4) We should SERIOUSLY start thinking about transferring our most precious Beta tapes to a more permanent and viable format, like DVD or CDV's.


                 HERE IS THE TEXT OF THE FIRST ARTICLE:

                                                            Farewell to Sony Betamax 

Tokyo

- Sony is closing the final chapter of its legendary battle with Victor Co. of Japan to dominate the home video machine market, when it announced yesterday that it would discontinue its Betamax VCRs. 

Sony will stop manufacturing Betamax machines by year's end as the company refocuses its efforts on DVD and other technologies now dominating the market, Sony spokeswoman Shoko Yanagizawa said. 

The announcement marks the end of a 27-year run, during which the fabled brand sold 18 million units
worldwide in a race against VHS technology from its archrival Victor Co., which is also known as JVC, to set the video format standard. 

Betamax was first to market, hitting stores in 1975 and peaking with global sales of 2.3 million units in 1984. 

But the decision not to share its technology with rival companies proved to be Sony's fatal mistake. 

In a classic case of the underdog winning the race, VHS - short for "video home system" - had clearly won the battle by the mid-1980s. 

The technology used now in millions of video recorders around the world is JVC's. 

Even for JVC, videocassette technology is losing its luster. The company lost money two of the last three fiscal years and is forecasting losses for the year that ended March 31. 

Overseas production of the Betamax ground to a halt in 1998. 

In Japan, Sony produced just 2,800 units in 2001. 


                               HERE IS A SECOND ARTICLE:

TOKYO - What VHS couldn't do, digital did. Sony Corp's Betamax video tape recorder, which famously lost the 1980s video format war but held on for decades as a niche product, will finally be laid to rest after digital formats delivered a death blow to its prospects. 

Sony said on Tuesday it would only make 2,000 more Betamax machines before discontinuing the product altogether, ending its 27-year history -- spent mostly in the shadow of the Matsushita group's rival VHS format. 

"With digital machines and other new recording formats taking hold in the market, demand has continued to decline and it has become difficult to secure parts," Sony said in a statement. 

Betamax -- held up as an example of how the first to market is not guaranteed commercial success -- had already been pulled from overseas markets in the 1990s, a Sony spokesman said. 

Production of the machine in the last business year to March totaled 2,800 units, a tiny fraction of the 2.3 million made in the peak year of 1984 and the 18 million made over its lifetime. 

Sony said it would continue to offer repairs and manufacture tapes for the format, adding the move would not affect its Betacam products for the broadcasting industry. 

Rapid sales growth in digital versatile disc (DVD) players and recorders has posed a threat in recent years not just to the remnants of Betamax but to the mainstream VHS videotape recorders pioneered by Matsushita Electric Industrial Co, maker of Panasonic goods, and Victor Co of Japan, a subsidiary. 

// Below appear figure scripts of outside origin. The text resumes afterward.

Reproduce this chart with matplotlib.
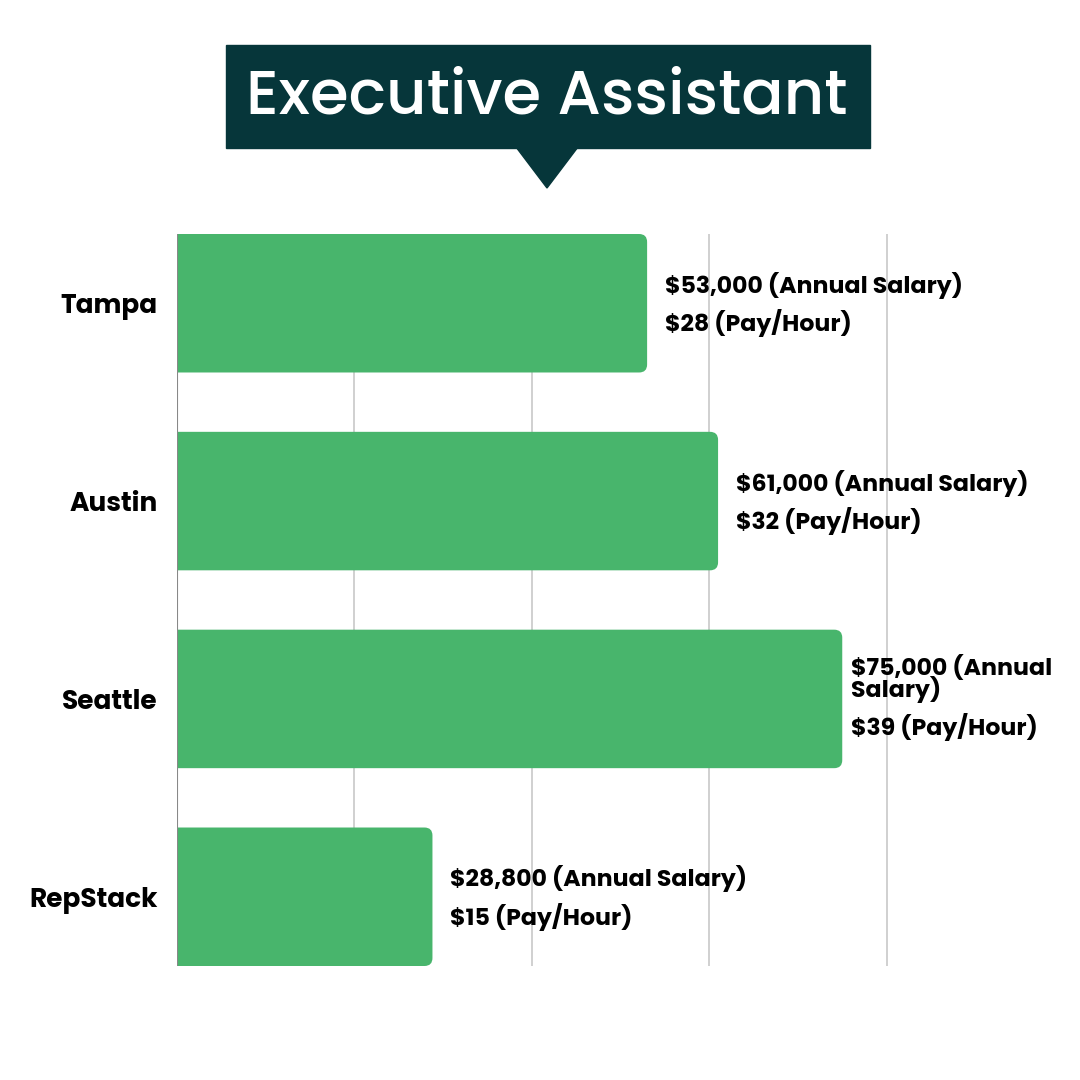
import matplotlib
matplotlib.use("Agg")
import matplotlib.pyplot as plt
from matplotlib.patches import Rectangle, Polygon, FancyBboxPatch

cities = ["Tampa", "Austin", "Seattle", "RepStack"]
salaries = [53000, 61000, 75000, 28800]
salary_labels = ["$53,000 (Annual Salary)", "$61,000 (Annual Salary)", "$75,000 (Annual\nSalary)", "$28,800 (Annual Salary)"]
hourly_labels = ["$28 (Pay/Hour)", "$32 (Pay/Hour)", "$39 (Pay/Hour)", "$15 (Pay/Hour)"]
grid_ticks = [20000, 40000, 60000, 80000]
title = "Executive Assistant"

plt.rcParams['font.family'] = ['Poppins', 'Inter', 'DejaVu Sans']
fig = plt.figure(figsize=(10.8, 10.8), dpi=100)
ax = fig.add_axes([177/1080, 1-966/1080, 887/1080, 732/1080])
ypos = list(range(len(cities)))
ax.set_xlim(0, 100000)
ax.set_ylim(3.35, -0.35)
xpp = 100000/887
ypp = 3.7/732
r = 8
for y, v in zip(ypos, salaries):
    p = FancyBboxPatch((-3000 + r*xpp, y - 0.35 + r*ypp), v + 3000 - 2*r*xpp, 0.7 - 2*r*ypp,
                       boxstyle=f"round,pad={r*xpp}", mutation_aspect=ypp/xpp,
                       facecolor="#48B56C", edgecolor="none", zorder=2)
    ax.add_patch(p)
for t in grid_ticks:
    ax.axvline(t, color="#C8C8C8", lw=1.2, zorder=1)
ax.axvline(0, color="#888888", lw=1.5, zorder=3)
for s in ax.spines.values():
    s.set_visible(False)
ax.set_xticks([])
ax.set_yticks(ypos)
ax.set_yticklabels(cities, fontsize=19, fontweight="bold")
ax.tick_params(axis="y", length=0, pad=14)
fs = 17
for y, v, a, h in zip(ypos, salaries, salary_labels, hourly_labels):
    if "\n" in a:
        ax.annotate(a, (v, y + 0.02), xytext=(9, 0), textcoords="offset pixels", fontsize=fs, fontweight="bold", va="bottom", ha="left", linespacing=0.75)
        ax.annotate(h, (v, y + 0.14), xytext=(9, 0), textcoords="offset pixels", fontsize=fs, fontweight="bold", va="center", ha="left")
    else:
        ax.annotate(a, (v, y - 0.09), xytext=(18, 0), textcoords="offset pixels", fontsize=fs, fontweight="bold", va="center", ha="left")
        ax.annotate(h, (v, y + 0.1), xytext=(18, 0), textcoords="offset pixels", fontsize=fs, fontweight="bold", va="center", ha="left")

# title box
fig.patches.append(Rectangle((226/1080, 1-148/1080), 644/1080, 103/1080, transform=fig.transFigure, color="#06363A"))
fig.patches.append(Polygon([(516/1080, 1-147/1080), (578/1080, 1-147/1080), (547/1080, 1-188/1080)], closed=True, transform=fig.transFigure, color="#06363A"))
fig.text(547/1080, 1-98/1080, title, color="white", fontsize=45, fontweight="medium", ha="center", va="center")
fig.savefig("out.png", dpi=100, facecolor="white")
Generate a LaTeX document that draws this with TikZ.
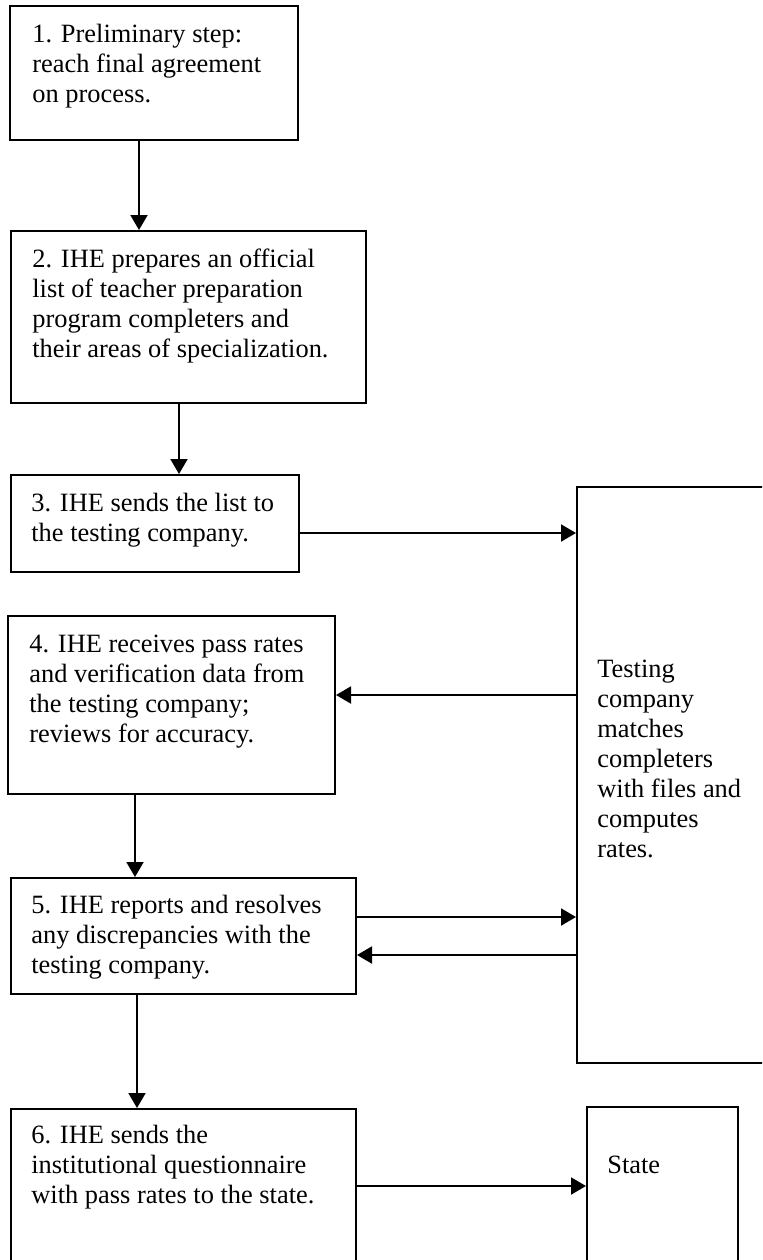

In the DVD arena as well, the industry is groping for ways to set standards without risking a destructive format war. 

A fragmentation of standards for DVD recorders has been blamed for delaying the take-off of that market, and a potential format war is also brewing over next-generation DVD products. 

Sony, Matsushita and seven other industry giants joined hands early this year on a common format for DVD players using blue laser light, which are due out as early as next year and will vastly increase disc storage capacity. 

But Toshiba Corp, a pioneer in DVD technology, said this week it aimed to offer an alternative blue-laser format it believes will be cheaper and more compatible with existing red-laser technology. 

And the beat goes on......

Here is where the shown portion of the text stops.